SALIX STATE BANK v. DEPARTMENT OF BANKING
Commonwealth Court of Pennsylvania (1978)
Facts
- The Salix State Bank (Salix) challenged an order from the Pennsylvania Department of Banking (Department) that required it to rebate certain interest charges deemed unlawful.
- The Department contended that specific insurance premium financing contracts entered into by Salix constituted direct loans subject to lower maximum interest rates under the Banking Code of 1965.
- Salix argued that the Department's order was improper and sought to enjoin its enforcement.
- The Department filed preliminary objections, claiming sovereign immunity, that no justiciable issue existed, and that Salix's complaint failed to state a cause of action.
- The court dismissed these preliminary objections, allowing Salix's petition for review to proceed.
- The case was argued on February 28, 1978, and the court issued its opinion on June 16, 1978, following the procedural history of the case.
Issue
- The issue was whether the Pennsylvania Department of Banking was immune from a suit seeking to restrain its enforcement of an order requiring Salix to rebate alleged unlawful interest charges.
Holding — Bowman, J.
- The Commonwealth Court of Pennsylvania held that the Department of Banking was not protected by sovereign immunity from a suit aimed at restraining officials from enforcing an order claimed to be improper.
Rule
- Sovereign immunity does not bar a suit seeking to restrain state officials from enforcing an order that is alleged to be improper.
Reasoning
- The court reasoned that sovereign immunity does not prevent actions that seek to restrain state officials from enforcing provisions of a statute that may be unconstitutional or improperly applied.
- The court distinguished between claims for damages against the Commonwealth and claims seeking to prevent state officials from taking specific actions.
- It concluded that the governmental action by the Department did not constitute an enforceable order since it lacked the necessary adjudicative elements, such as notice and a hearing.
- The court found that the nature of the insurance premium financing arrangement was unclear, requiring further factual development to ascertain whether it constituted a direct loan or a third-party loan.
- This ambiguity meant that Salix's complaint was sufficient to state a cause of action, leading to the dismissal of the Department’s preliminary objections.
Deep Dive: How the Court Reached Its Decision
Sovereign Immunity
The Commonwealth Court of Pennsylvania reasoned that the Department of Banking's assertion of sovereign immunity was without merit.
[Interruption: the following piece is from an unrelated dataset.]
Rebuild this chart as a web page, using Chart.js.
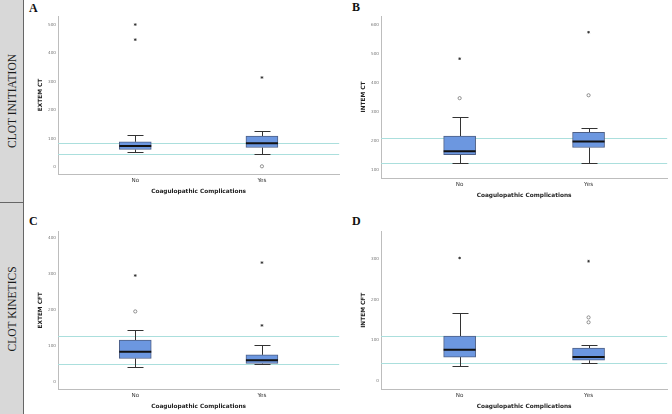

It distinguished between claims for damages against the Commonwealth and actions that sought to restrain state officials from enforcing potentially unconstitutional or improperly applied statutes. The court stated that while sovereign immunity might protect the Commonwealth from certain types of lawsuits, it does not extend to suits seeking to prevent state officials from taking specific actions that could be deemed unlawful. This principle aligned with earlier case law, which indicated that sovereign immunity does not bar actions aimed at restraining government officials from enforcing provisions of a statute that may be unconstitutional. Thus, the court concluded that sovereign immunity could not operate as a barrier to Salix’s cause of action, allowing the case to proceed.
Nature of the Department's Order
The court further analyzed the nature of the order issued by the Department of Banking, determining that it did not constitute an enforceable order due to the lack of necessary adjudicative elements. The order in question was issued without notice or a hearing, failing to meet the procedural requirements typically associated with formal adjudications. The court emphasized that an enforceable order must provide a clear framework for judicial review, which this order lacked. Moreover, the court noted that the absence of findings of fact and conclusions of law rendered the order insufficient for enforcement. This analysis reinforced the court's position that Salix was justified in challenging the Department's order without waiting for the Department to seek judicial enforcement.
Unclear Nature of the Financing Arrangement
The court also highlighted the ambiguities surrounding the nature of the insurance premium financing arrangements entered into by Salix. It stated that the classification of these arrangements as either direct loans or third-party loans was not clear from the factual record presented. The court acknowledged that the arrangement involved various parties, including the insured and the insurance agent, and that it was uncertain how these roles interacted with the financing provided by Salix. This ambiguity necessitated further factual development to clarify the obligations of the parties involved and whether the arrangements complied with applicable interest rate laws. The court concluded that because the nature of the financing agreements was not definitively established, Salix's complaint adequately stated a cause of action, leading to the dismissal of the Department’s preliminary objections.
Dismissal of Preliminary Objections
In light of its findings, the court dismissed the preliminary objections filed by the Department of Banking. It determined that Salix's petition for review raised valid legal questions concerning the enforcement of the Department's order and the characterization of the financing arrangements. The court's dismissal allowed Salix to move forward with its challenge to the Department's order, emphasizing the importance of judicial scrutiny in cases where governmental actions are alleged to be improper. This ruling underscored the court's commitment to ensuring that state actions remain within the bounds of the law and that individuals have the opportunity to contest potentially unlawful administrative decisions. Ultimately, the court directed the Department to file an answer within thirty days, indicating that the case would proceed toward resolution on the merits.